De facto, convenhamos
que isto, aqui relatado, não é vulgar acontecer no meio do Ensino em Portugal.
Ainda frequentando a Escola Jácome Ratton fui surpreendido a quando
da fundação do Grupo 49, do Corpo Nacional de Escutas (CNE), a 01 de Julho de
1945, e precedendo o cerimonial da promessa de escuteiro, por ser jovem de
empenhada escolha por parte da prendada
Senhora D. Adosinda Figueiredo que fez questão de ser minha madrinha, dando azo
a posterior e desenvolvida, recíproca,
empatia que bastante me sensibilizou.
Também recordo um fenómeno de empatia pessoal da maior
relevância ocorrido anos depois que deveras me impressionou.
Com a idade de 50 anos de idade, casado, fui
durante alguns meses usufruindo a honrosa qualidade de confidente de uma
respeitável senhora casada que em mim depositava plena confiança, seguindo uma
praxis irrepreensível e num clima da mais apurada seriedade mútua.

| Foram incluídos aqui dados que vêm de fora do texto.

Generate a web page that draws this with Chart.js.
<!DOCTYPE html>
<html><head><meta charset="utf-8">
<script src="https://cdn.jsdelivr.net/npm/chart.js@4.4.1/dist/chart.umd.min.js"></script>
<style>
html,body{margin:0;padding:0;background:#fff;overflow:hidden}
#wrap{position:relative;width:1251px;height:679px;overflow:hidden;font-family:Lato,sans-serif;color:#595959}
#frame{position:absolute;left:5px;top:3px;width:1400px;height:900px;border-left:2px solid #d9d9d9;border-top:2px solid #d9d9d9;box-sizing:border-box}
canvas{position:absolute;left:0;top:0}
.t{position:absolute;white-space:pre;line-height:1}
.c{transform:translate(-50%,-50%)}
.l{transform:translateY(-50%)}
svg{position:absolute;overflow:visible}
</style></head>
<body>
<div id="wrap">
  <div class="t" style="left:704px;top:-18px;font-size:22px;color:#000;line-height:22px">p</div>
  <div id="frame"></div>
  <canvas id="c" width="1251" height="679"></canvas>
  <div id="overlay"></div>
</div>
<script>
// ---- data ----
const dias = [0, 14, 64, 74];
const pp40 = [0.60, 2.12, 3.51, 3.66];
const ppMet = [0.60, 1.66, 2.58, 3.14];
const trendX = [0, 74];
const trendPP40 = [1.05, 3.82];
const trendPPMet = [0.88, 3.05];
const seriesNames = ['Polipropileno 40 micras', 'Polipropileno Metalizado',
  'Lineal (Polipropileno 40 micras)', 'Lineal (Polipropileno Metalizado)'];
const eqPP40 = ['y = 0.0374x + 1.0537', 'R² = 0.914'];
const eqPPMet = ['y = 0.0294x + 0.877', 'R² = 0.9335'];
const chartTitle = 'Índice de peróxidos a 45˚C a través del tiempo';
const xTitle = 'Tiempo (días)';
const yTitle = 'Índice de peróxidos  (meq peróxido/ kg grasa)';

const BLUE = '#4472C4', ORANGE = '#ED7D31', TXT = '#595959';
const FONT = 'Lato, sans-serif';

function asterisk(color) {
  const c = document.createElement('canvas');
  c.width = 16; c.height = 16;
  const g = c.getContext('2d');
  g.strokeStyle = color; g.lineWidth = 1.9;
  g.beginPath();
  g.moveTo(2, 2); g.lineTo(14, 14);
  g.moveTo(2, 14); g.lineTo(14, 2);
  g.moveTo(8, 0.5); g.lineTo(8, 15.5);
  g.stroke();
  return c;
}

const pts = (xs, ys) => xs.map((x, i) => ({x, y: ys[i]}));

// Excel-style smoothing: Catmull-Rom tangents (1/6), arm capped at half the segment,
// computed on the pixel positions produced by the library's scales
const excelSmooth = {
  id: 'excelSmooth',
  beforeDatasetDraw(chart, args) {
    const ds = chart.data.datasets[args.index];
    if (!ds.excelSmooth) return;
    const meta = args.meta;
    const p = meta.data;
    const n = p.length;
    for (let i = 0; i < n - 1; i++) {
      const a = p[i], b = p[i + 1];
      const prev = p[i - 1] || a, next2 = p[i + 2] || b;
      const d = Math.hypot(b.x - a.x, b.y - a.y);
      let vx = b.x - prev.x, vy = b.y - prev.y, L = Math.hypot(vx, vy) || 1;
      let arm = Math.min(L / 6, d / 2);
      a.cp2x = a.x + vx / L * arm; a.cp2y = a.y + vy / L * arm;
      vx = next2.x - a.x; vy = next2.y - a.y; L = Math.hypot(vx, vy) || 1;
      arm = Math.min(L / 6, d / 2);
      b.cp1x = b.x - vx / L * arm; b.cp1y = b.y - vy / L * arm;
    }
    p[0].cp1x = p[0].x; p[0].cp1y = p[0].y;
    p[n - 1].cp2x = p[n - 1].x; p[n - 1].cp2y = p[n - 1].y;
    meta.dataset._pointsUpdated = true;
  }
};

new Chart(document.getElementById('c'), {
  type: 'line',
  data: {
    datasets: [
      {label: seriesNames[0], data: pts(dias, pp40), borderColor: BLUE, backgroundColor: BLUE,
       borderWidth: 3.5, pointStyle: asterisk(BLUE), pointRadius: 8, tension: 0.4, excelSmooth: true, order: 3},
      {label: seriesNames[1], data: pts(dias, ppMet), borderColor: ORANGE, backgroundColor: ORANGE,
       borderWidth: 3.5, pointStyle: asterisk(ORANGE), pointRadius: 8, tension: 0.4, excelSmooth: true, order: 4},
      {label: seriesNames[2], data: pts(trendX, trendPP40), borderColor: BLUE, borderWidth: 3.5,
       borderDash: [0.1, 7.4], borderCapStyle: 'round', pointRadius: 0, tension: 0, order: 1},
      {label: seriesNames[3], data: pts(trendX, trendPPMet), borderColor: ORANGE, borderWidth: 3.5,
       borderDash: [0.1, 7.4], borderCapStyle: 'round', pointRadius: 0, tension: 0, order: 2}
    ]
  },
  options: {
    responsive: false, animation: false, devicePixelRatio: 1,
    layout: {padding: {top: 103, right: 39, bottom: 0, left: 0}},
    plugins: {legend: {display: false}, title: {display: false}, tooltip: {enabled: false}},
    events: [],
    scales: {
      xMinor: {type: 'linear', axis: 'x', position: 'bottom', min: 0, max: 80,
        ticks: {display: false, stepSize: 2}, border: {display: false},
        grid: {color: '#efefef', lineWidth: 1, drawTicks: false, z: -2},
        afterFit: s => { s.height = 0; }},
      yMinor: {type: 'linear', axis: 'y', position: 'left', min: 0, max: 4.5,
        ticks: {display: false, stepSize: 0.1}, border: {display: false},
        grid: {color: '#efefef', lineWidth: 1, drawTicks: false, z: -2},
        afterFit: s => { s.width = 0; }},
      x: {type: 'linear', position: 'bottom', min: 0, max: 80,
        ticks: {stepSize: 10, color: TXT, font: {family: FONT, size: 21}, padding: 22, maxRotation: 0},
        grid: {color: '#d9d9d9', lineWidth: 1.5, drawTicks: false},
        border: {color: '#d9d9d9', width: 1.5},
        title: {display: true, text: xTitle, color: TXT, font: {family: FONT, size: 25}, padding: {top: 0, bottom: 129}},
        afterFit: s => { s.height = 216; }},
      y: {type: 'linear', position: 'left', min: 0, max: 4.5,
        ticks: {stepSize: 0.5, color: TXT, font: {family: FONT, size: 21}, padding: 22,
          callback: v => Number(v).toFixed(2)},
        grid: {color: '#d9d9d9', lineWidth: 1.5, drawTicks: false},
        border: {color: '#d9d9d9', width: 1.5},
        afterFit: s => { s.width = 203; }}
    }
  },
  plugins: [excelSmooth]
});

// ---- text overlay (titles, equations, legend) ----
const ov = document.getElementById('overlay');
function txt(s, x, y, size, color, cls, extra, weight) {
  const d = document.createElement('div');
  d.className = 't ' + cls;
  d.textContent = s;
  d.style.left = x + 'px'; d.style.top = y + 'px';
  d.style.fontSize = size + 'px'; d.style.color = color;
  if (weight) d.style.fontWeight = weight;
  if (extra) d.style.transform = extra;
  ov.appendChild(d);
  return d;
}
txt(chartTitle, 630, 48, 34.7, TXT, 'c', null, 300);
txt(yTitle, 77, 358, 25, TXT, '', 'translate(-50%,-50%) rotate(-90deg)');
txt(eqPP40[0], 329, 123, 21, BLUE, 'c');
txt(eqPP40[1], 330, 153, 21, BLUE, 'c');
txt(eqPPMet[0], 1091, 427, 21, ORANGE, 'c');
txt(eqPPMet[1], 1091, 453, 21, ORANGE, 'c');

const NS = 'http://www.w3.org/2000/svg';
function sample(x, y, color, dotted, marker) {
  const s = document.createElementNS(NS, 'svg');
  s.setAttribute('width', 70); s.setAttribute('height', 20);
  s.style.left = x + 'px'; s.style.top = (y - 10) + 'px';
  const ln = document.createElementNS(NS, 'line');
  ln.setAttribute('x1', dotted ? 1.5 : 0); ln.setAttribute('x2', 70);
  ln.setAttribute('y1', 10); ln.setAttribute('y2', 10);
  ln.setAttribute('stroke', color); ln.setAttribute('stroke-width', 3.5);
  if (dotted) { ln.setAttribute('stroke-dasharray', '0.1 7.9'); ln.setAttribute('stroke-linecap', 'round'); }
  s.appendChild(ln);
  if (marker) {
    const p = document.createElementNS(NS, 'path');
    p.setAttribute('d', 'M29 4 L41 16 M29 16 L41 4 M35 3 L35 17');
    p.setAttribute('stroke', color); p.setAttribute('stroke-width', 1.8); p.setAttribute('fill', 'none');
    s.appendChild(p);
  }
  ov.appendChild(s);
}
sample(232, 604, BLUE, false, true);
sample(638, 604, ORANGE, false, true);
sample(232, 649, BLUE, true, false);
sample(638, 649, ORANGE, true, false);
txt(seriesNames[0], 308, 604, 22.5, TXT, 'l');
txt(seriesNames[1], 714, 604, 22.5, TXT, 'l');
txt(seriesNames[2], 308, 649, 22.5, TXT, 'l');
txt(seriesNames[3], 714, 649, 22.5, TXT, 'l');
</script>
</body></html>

Em tão boa
hora e com tal assinalado êxito que a ajudei a superar uma delicada e complexa
questão de natureza familiar, com reflexos muito positivos para toda a família.

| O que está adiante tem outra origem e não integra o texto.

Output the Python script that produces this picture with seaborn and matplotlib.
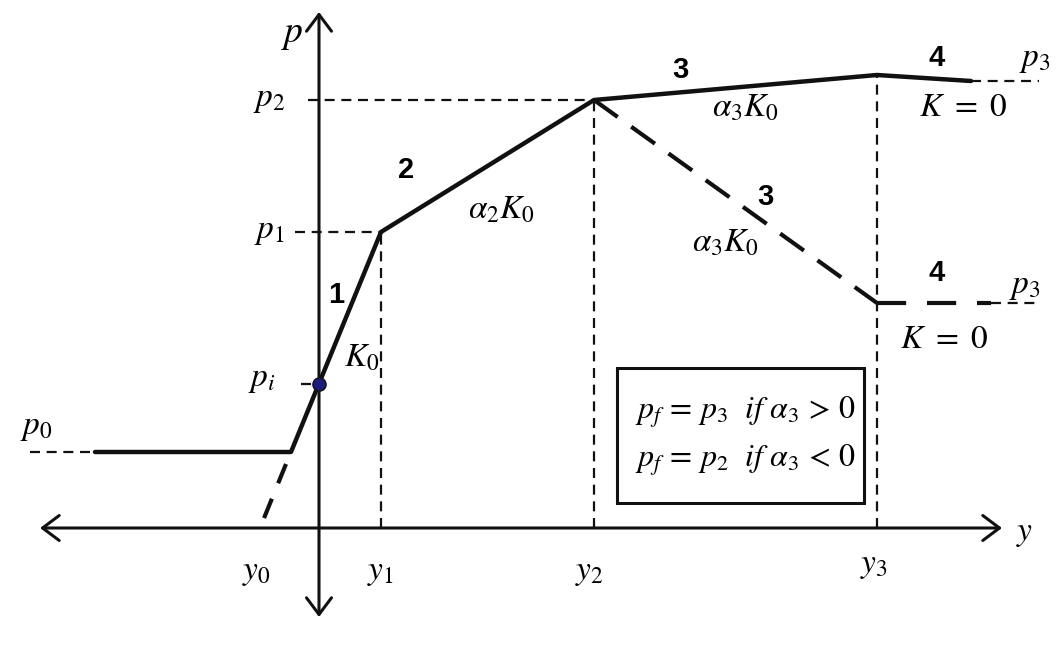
import numpy as np
import pandas as pd
import matplotlib
matplotlib.use("Agg")
import matplotlib.pyplot as plt
import seaborn as sns

# key abscissae (y axis positions) and pressure levels, schematic units
y0 = -59
y1 = 62
y2 = 275
y3 = 558
y_kink = -28

p0 = 76
p_i = 144
p1 = 296
p2 = 428
p_peak = 453
p3_up = 447
p3_low = 225

# main solid path (alpha3 > 0)
upper_y = [-224, y_kink, y1, y2, y3, 652]
upper_p = [p0, p0, p1, p2, p_peak, p3_up]

# lower dashed branch (alpha3 < 0)
lower_y = [y2, y3]
lower_p = [p2, p3_low]
flat_y = [y3, 672]
flat_p = [p3_low, p3_low]

# extrapolation of segment 1 down to y0
ext_y = [-33, y0]
ext_p = [64, 0]

sns.set_style("white")
plt.rcParams["mathtext.fontset"] = "stix"
plt.rcParams["font.family"] = ["Liberation Serif", "DejaVu Serif"]
plt.rcParams["text.color"] = "black"

fig = plt.figure(figsize=(10.64, 6.56), dpi=100)
ax = fig.add_axes([0, 0, 1, 1])
ax.set_xlim(-319, 745)
ax.set_ylim(-128, 528)
ax.axis("off")

ink = "#111111"
df = pd.DataFrame({"y": upper_y, "p": upper_p})
sns.lineplot(data=df, x="y", y="p", sort=False, color=ink, lw=3.2, ax=ax)
sns.lineplot(x=lower_y, y=lower_p, sort=False, color=ink, lw=3.0,
             ax=ax, linestyle=(0, (7, 4)))
sns.lineplot(x=flat_y, y=flat_p, sort=False, color=ink, lw=3.0,
             ax=ax, linestyle=(0, (7, 5)))
sns.lineplot(x=ext_y, y=ext_p, sort=False, color=ink, lw=3.0,
             ax=ax, linestyle=(0, (5, 4)))

thin = dict(color=ink, lw=1.6, linestyle=(0, (4.5, 3)))
# guide lines
ax.plot([-289, -224], [p0, p0], **thin)
ax.plot([-18, 0], [p_i, p_i], **thin)
ax.plot([-24, y1], [p1, p1], **thin)
ax.plot([-11, y2], [p2, p2], **thin)
ax.plot([652, 720], [p3_up, p3_up], **thin)
ax.plot([672, 716], [p3_low, p3_low], **thin)
ax.plot([y1, y1], [0, p1], **thin)
ax.plot([y2, y2], [0, p2], **thin)
ax.plot([y3, y3], [0, p_peak], **thin)

# axes with open arrow heads
arrow = dict(arrowstyle="<->,head_length=0.6,head_width=0.45", lw=2.2,
             color=ink, shrinkA=0, shrinkB=0, mutation_scale=20)
ax.annotate("", xy=(683, 0), xytext=(-279, 0), arrowprops=arrow)
ax.annotate("", xy=(0, 516), xytext=(0, -89), arrowprops=arrow)

ax.scatter([0], [p_i], s=90, color="#1c1c7a", edgecolor=ink, zorder=5)

fs = 24
def lab(x, y, s, **kw):
    ax.text(x, y, s, fontsize=kw.pop("fontsize", fs), ha=kw.pop("ha", "center"),
            va=kw.pop("va", "center"), color="black", **kw)

lab(-27, 493, r"$p$", fontsize=27)
lab(-50, p2, r"$p_2$")
lab(-50, p1, r"$p_1$")
lab(-57, p_i + 4, r"$p_i$")
lab(-283, p0 + 24, r"$p_0$")
lab(y0 - 4, -45, r"$y_0$")
lab(y1 - 1, -45, r"$y_1$")
lab(y2 - 5, -45, r"$y_2$")
lab(y3 - 3, -38, r"$y_3$")
lab(706, -6, r"$y$")
lab(43, 170, r"$K_0$")
lab(182, 318, r"$\alpha_2K_0$")
lab(426, 420, r"$\alpha_3K_0$")
lab(406, 285, r"$\alpha_3K_0$")
lab(644, 420, r"$K\ =\ \mathit{0}$")
lab(625, 188, r"$K\ =\ \mathit{0}$")
lab(716, 468, r"$p_3$")
lab(706, 241, r"$p_3$")

bold = dict(fontsize=21, fontweight="bold", family=["Liberation Sans", "DejaVu Sans"])
lab(17, 233, "1", **bold)
lab(87, 358, "2", **bold)
lab(361, 458, "3", **bold)
lab(446, 331, "3", **bold)
lab(618, 470, "4", **bold)
lab(618, 255, "4", **bold)

box = plt.Rectangle((298, 25), 247, 135, fill=False, lw=2.2, edgecolor=ink)
ax.add_patch(box)
ax.text(316, 116, r"$p_f\,=\,p_3\ \ if\ \alpha_3\,>\,\mathit{0}$", fontsize=23, va="center")
ax.text(316, 68, r"$p_f\,=\,p_2\ \ if\ \alpha_3\,<\,\mathit{0}$", fontsize=23, va="center")

fig.savefig("out.png", dpi=100)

A alternativa: concretizar o intento em vias de consumação, teria sido muito
desastroso.
Isto referido como apontamento de um sucesso que
considero como coroa de glória de quem (Brasilino Godinho) dispensa atenção e a
maior deferência para com as pessoas do género feminino, a ponto de elas
percepcionarem quanto uma e outra das
disponibilidades de espírito fraternal, são genuínas e intrínsecas na
personalidade da brasiliana criatura.
O que isto representa do SER da GENTE?
Aqui me
permito expressar, em linguagem poética, o entendimento de Brasilino Godinho.
O SER DA GENTE
Se aquilo que pensa a gente
É, também, o que a gente sente,
A coisa que se pensa e sente
É, com certeza, o Ser da gente!
GENTE,
Pensa…
E sente…
Não cala!
Não mente!
E quando fala ou escreve,
Transmite o que pensa
E sente
A GENTE.
(In UM
DIA DESCI À CIDADE…, Brasilino Godinho, p. 85, 2001)
(Continua
na Parte IV)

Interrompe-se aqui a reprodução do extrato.